I think when people describe something as “kafkaesque”, they really are refering to this book. I remember reading The Metamorphosis in high school and not quite seeing the fit between the use of the adjective and the story: Gregor Samsa’s transformation isn’t really about some kind of external force (the Court’s bureaucracy) that impinges on him but rather the internal anguish that he feels. The externality of the Court is I think the most important difference between The Metamorphosis and The Trial, and it is what distinguishes the latter as being the best representative of what is “kafkaesque”: only that which is outside of you can be simultaneously all-powerful and mysterious.

What makes this novel stand out to me is its unrelenting ambiguity. I don’t think I have read something whose story is just so peripheral: Josef K. never develops to learn more about what crime he is accused of; he does not develop or change as a character; at the end he just dies unceremoniously. If you can draw the arc of the plot, it would be a straight line, with Josef K. stumbling from one surreal encounter after another, his life being circumscribed more and more tightly by the Court but, as the man from the country in the priest’s parable, never getting past the first door of the Law. The lack of resolution is jarring and frustrating but also simultaneously exhiliarating, as if it is the discovery of a new language for telling stories, stories that don’t have arcs or resolutions but precisely for that lack conveys a blinding truth.
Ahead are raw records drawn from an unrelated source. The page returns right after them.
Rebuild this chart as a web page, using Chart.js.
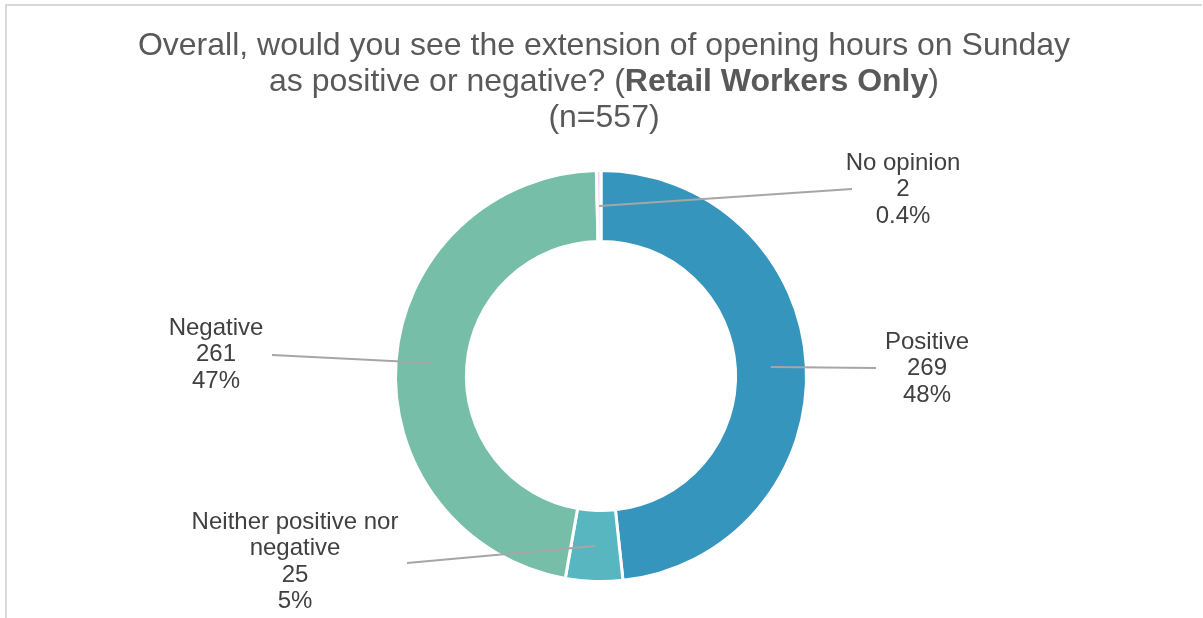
<!DOCTYPE html>
<html>
<head>
<meta charset="utf-8">
<script src="https://cdn.jsdelivr.net/npm/chart.js@4/dist/chart.umd.min.js"></script>
<style>
  html, body { margin: 0; padding: 0; background: #fff; overflow: hidden; }
  #wrap { position: relative; width: 1203px; height: 618px; overflow: hidden; }
  #frameTop { position: absolute; left: 5px; top: 4px; width: 1197px; height: 2px; background: #d9d9d9; }
  #frameLeft { position: absolute; left: 5px; top: 4px; width: 2px; height: 614px; background: #d9d9d9; }
  #title { position: absolute; left: 5px; top: 26px; width: 1198px; text-align: center;
           font-family: "Liberation Sans", Arial, sans-serif; font-size: 32px; line-height: 36px;
           color: #595959; }
  #title b { font-weight: bold; }
  canvas { position: absolute; left: 0; top: 0; }
</style>
</head>
<body>
<div id="wrap">
  <div id="frameTop"></div>
  <div id="frameLeft"></div>
  <canvas id="c" width="1203" height="618"></canvas>
  <div id="title">Overall, would you see the extension of opening hours on Sunday<br>as positive or negative? (<b>Retail Workers Only</b>)<br>(n=557)</div>
</div>
<script>
// ---- data ----
const categories = ["Positive", "Neither positive nor negative", "Negative", "No opinion"];
const labelLines = [["Positive"], ["Neither positive nor", "negative"], ["Negative"], ["No opinion"]];
const counts = [269, 25, 261, 2];
const percentLabels = ["48%", "5%", "47%", "0.4%"];
const colors = ["#3595bc", "#58b6c1", "#76bea8", "#f5d5ee"];

// ---- label layout (offsets from chart centre, px) ----
const labelLayout = [
  { lineEnd: [275, -8],   text: [326, -34] },
  { lineEnd: [-194, 187], text: [-306, 146] },
  { lineEnd: [-329, -21], text: [-385, -48] },
  { lineEnd: [251, -187], text: [302, -213] }
];

const labelPlugin = {
  id: 'leaderLabels',
  afterDatasetsDraw(chart) {
    const ctx = chart.ctx;
    const meta = chart.getDatasetMeta(0);
    ctx.save();
    meta.data.forEach((arc, i) => {
      const cx = arc.x, cy = arc.y;
      const p = arc.tooltipPosition();
      const L = labelLayout[i];
      ctx.strokeStyle = '#a6a6a6';
      ctx.lineWidth = 2;
      ctx.beginPath();
      ctx.moveTo(p.x, p.y);
      ctx.lineTo(cx + L.lineEnd[0], cy + L.lineEnd[1]);
      ctx.stroke();
      const lines = labelLines[i].concat([String(counts[i]), percentLabels[i]]);
      ctx.fillStyle = '#404040';
      ctx.font = '24px "Liberation Sans", Arial, sans-serif';
      ctx.textAlign = 'center';
      ctx.textBaseline = 'middle';
      lines.forEach((t, k) => {
        ctx.fillText(t, cx + L.text[0], cy + L.text[1] + k * 26.6);
      });
    });
    ctx.restore();
  }
};

new Chart(document.getElementById('c'), {
  type: 'doughnut',
  data: {
    labels: categories,
    datasets: [{
      data: counts,
      backgroundColor: colors,
      borderColor: '#ffffff',
      borderWidth: 3,
      hoverOffset: 0
    }]
  },
  options: {
    responsive: false,
    animation: false,
    cutout: '65.5%',
    rotation: 0,
    layout: { padding: { top: 169, bottom: 35, left: 100, right: 101 } },
    plugins: { legend: { display: false }, tooltip: { enabled: false }, title: { display: false } }
  },
  plugins: [labelPlugin]
});
</script>
</body>
</html>
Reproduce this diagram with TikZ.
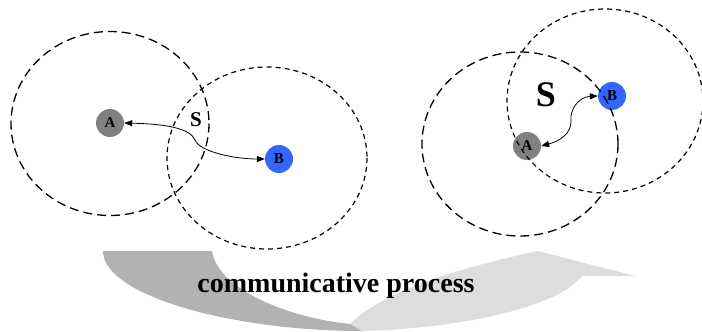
\documentclass[tikz,border=0pt]{standalone}
\usepackage{fontspec}
\setmainfont{Liberation Serif}
\usetikzlibrary{arrows.meta}
\definecolor{nodegray}{RGB}{128,128,128}
\definecolor{nodeblue}{RGB}{51,102,255}
\definecolor{darkband}{RGB}{178,178,178}
\definecolor{lightband}{RGB}{221,221,221}
\begin{document}
\begin{tikzpicture}[x=1pt,y=-1pt,
  agent/.style={circle,minimum size=28pt,inner sep=0pt,font=\bfseries\fontsize{15}{15}\selectfont},
  agentA/.style={agent,fill=nodegray},
  agentB/.style={agent,fill=nodeblue},
  longdash/.style={line width=1.3pt,dash pattern=on 9pt off 5pt},
  shortdash/.style={line width=1.2pt,dash pattern=on 5pt off 4pt},
  link/.style={line width=0.8pt,{Triangle[length=8pt,width=6pt]}-{Triangle[length=8pt,width=6pt]}}]
\useasboundingbox (0,0) rectangle (702,332);
% process band
\fill[lightband] (350,324) -- (362,331) .. controls (470,328) and (560,305) .. (582,276)
  -- (635,276) -- (538,251) .. controls (440,272) and (380,295) .. (350,324) -- cycle;
\fill[darkband] (103,251) -- (212,251) .. controls (218,290) and (290,318) .. (350,324)
  -- (362,331) .. controls (230,331) and (103,295) .. (103,251) -- cycle;
\node[font=\bfseries\fontsize{28}{28}\selectfont,anchor=base] (proc) at (336,292) {communicative process};
% left situation
\node[agentA] (A1) at (110,123) {A};
\node[agentB] (B1) at (279,159) {B};
\node[font=\bfseries\fontsize{21}{21}\selectfont] (S1) at (196,120) {S};
\draw[link] (A1.east) .. controls (165,124) and (190,128) .. (195,140)
  .. controls (200,152) and (235,159) .. (B1.west);
\draw[longdash] (110,123.5) ellipse [x radius=99, y radius=92];
\draw[shortdash] (267,158) ellipse [x radius=100, y radius=91];
% right situation
\node[agentA] (A2) at (527,146) {A};
\node[agentB] (B2) at (612,96) {B};
\node[font=\bfseries\fontsize{36}{36}\selectfont] (S2) at (546,95) {S};
\draw[link] (B2.west) .. controls (578,97) and (570,110) .. (571,120)
  .. controls (572,133) and (560,141) .. (A2.east);
\draw[longdash] (520,144) ellipse [x radius=98, y radius=92];
\draw[shortdash] (605,101) ellipse [x radius=98, y radius=92];
\end{tikzpicture}
\end{document}
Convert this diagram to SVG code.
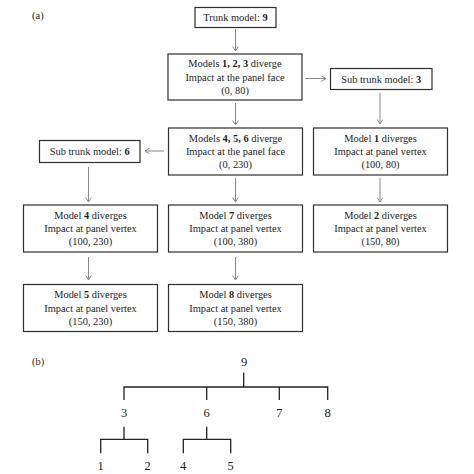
<svg xmlns="http://www.w3.org/2000/svg" width="474" height="474" viewBox="0 0 474 474">
<defs>
<style>
text{font-family:"Liberation Serif","Times New Roman",serif;fill:#1e1e1e}
.t{font-size:10.4px;text-anchor:middle}
.b{font-weight:bold}
.box{fill:#fff;stroke:#2e2e2e;stroke-width:1.2}
.arr{stroke:#8a8a8a;stroke-width:1;fill:none;marker-end:url(#ah)}
.tree{stroke:#222;stroke-width:1.3;fill:none}
.n{font-size:12.5px;text-anchor:middle}
.lab{font-size:10.5px}
</style>
<marker id="ah" markerWidth="8" markerHeight="8" refX="5" refY="3" orient="auto" markerUnits="userSpaceOnUse">
<path d="M0.5,0.2 L5,3 L0.5,5.8" fill="none" stroke="#8a8a8a" stroke-width="1"/>
</marker>
</defs>
<rect width="474" height="474" fill="#fff"/>
<text class="lab" x="32" y="19">(a)</text>
<g id="connectors">
<line class="arr" x1="235.5" y1="29" x2="235.5" y2="51"/>
<line class="arr" x1="235.5" y1="103" x2="235.5" y2="125"/>
<line class="arr" x1="305" y1="78.5" x2="326" y2="78.5"/>
<line class="arr" x1="164" y1="151" x2="145" y2="151"/>
<line class="arr" x1="380" y1="93" x2="380" y2="124"/>
<line class="arr" x1="235.5" y1="178" x2="235.5" y2="202"/>
<line class="arr" x1="88.5" y1="167" x2="88.5" y2="202"/>
<line class="arr" x1="380" y1="178" x2="380" y2="202"/>
<line class="arr" x1="88.5" y1="257" x2="88.5" y2="280"/>
<line class="arr" x1="235.5" y1="257" x2="235.5" y2="280"/>
</g>
<g id="trunk9">
<rect class="box" x="195" y="7.5" width="81" height="20"/>
<text class="t" x="235.5" y="21.2">Trunk model: <tspan class="b">9</tspan></text>
</g>
<g id="m123">
<rect class="box" x="168" y="54" width="134" height="46"/>
<text class="t" x="235" y="67.3">Models <tspan class="b">1, 2, 3</tspan> diverge</text>
<text class="t" x="235" y="80.6">Impact at the panel face</text>
<text class="t" x="235" y="94">(0, 80)</text>
</g>
<g id="sub3">
<rect class="box" x="330.5" y="68.5" width="101.5" height="21"/>
<text class="t" x="381.2" y="82.6">Sub trunk model: <tspan class="b">3</tspan></text>
</g>
<g id="m456">
<rect class="box" x="168.5" y="128" width="134" height="47"/>
<text class="t" x="235.5" y="141.8">Models <tspan class="b">4, 5, 6</tspan> diverge</text>
<text class="t" x="235.5" y="155.1">Impact at the panel face</text>
<text class="t" x="235.5" y="168.4">(0, 230)</text>
</g>
<g id="m1">
<rect class="box" x="313.5" y="128" width="134" height="47"/>
<text class="t" x="380.5" y="141.8">Model <tspan class="b">1</tspan> diverges</text>
<text class="t" x="380.5" y="155.1">Impact at panel vertex</text>
<text class="t" x="380.5" y="168.4">(100, 80)</text>
</g>
<g id="sub6">
<rect class="box" x="39.5" y="140.5" width="100.5" height="22"/>
<text class="t" x="89.7" y="155.2">Sub trunk model: <tspan class="b">6</tspan></text>
</g>
<g id="m4">
<rect class="box" x="23.5" y="205" width="134" height="47"/>
<text class="t" x="90.5" y="218.8">Model <tspan class="b">4</tspan> diverges</text>
<text class="t" x="90.5" y="232.1">Impact at panel vertex</text>
<text class="t" x="90.5" y="245.4">(100, 230)</text>
</g>
<g id="m7">
<rect class="box" x="168.5" y="205" width="134" height="47"/>
<text class="t" x="235.5" y="218.8">Model <tspan class="b">7</tspan> diverges</text>
<text class="t" x="235.5" y="232.1">Impact at panel vertex</text>
<text class="t" x="235.5" y="245.4">(100, 380)</text>
</g>
<g id="m2">
<rect class="box" x="313.5" y="205" width="134" height="47"/>
<text class="t" x="380.5" y="218.8">Model <tspan class="b">2</tspan> diverges</text>
<text class="t" x="380.5" y="232.1">Impact at panel vertex</text>
<text class="t" x="380.5" y="245.4">(150, 80)</text>
</g>
<g id="m5">
<rect class="box" x="23.5" y="284.5" width="134" height="47"/>
<text class="t" x="90.5" y="298.3">Model <tspan class="b">5</tspan> diverges</text>
<text class="t" x="90.5" y="311.6">Impact at panel vertex</text>
<text class="t" x="90.5" y="324.9">(150, 230)</text>
</g>
<g id="m8">
<rect class="box" x="168.5" y="284.5" width="134" height="47"/>
<text class="t" x="235.5" y="298.3">Model <tspan class="b">8</tspan> diverges</text>
<text class="t" x="235.5" y="311.6">Impact at panel vertex</text>
<text class="t" x="235.5" y="324.9">(150, 380)</text>
</g>
<text class="lab" x="32" y="364.5">(b)</text>
<g id="tree-lines">
<path class="tree" d="M243.7,372.5 V387 M124,400 V387 H327.7 V400 M206.7,387 V400 M279.3,387 V400"/>
<path class="tree" d="M124,426.7 V439.3 M100.7,453.3 V439.3 H147.7 V453.3"/>
<path class="tree" d="M206.7,426.7 V439.3 M183.3,453.3 V439.3 H230.7 V453.3"/>
</g>
<g id="tree-nodes">
<text class="n" x="244" y="366">9</text>
<text class="n" x="124" y="417">3</text>
<text class="n" x="206.7" y="417">6</text>
<text class="n" x="279.3" y="417">7</text>
<text class="n" x="327.7" y="417">8</text>
<text class="n" x="100.7" y="470.3">1</text>
<text class="n" x="147.7" y="470.3">2</text>
<text class="n" x="183" y="470.3">4</text>
<text class="n" x="230.7" y="470.3">5</text>
</g>
</svg>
It would be easy to find interpretations of this novel that purport to draw its intended meaning. I would be most partial I think to some kind of Freudian interpretation, but interpretation is exactly what destroys the ambiguity that I enjoy about The Trial so much. I find Kafka’s work fascinating because he takes the world as it is and transmutes it just so, just makes it fantastical enough to convey a feeling so vividly — and more than anything, more than any kind of political or psychological point you can extract from this book, this sense of dread and anxiety and unknowing is what sticks to the mind. (And like most good art, its main contribution is sensory, not propositional.) It isn’t hard to see why Garcia-Marquez finds inspiration in him, and why you can take him to be a precursor to the magical realists.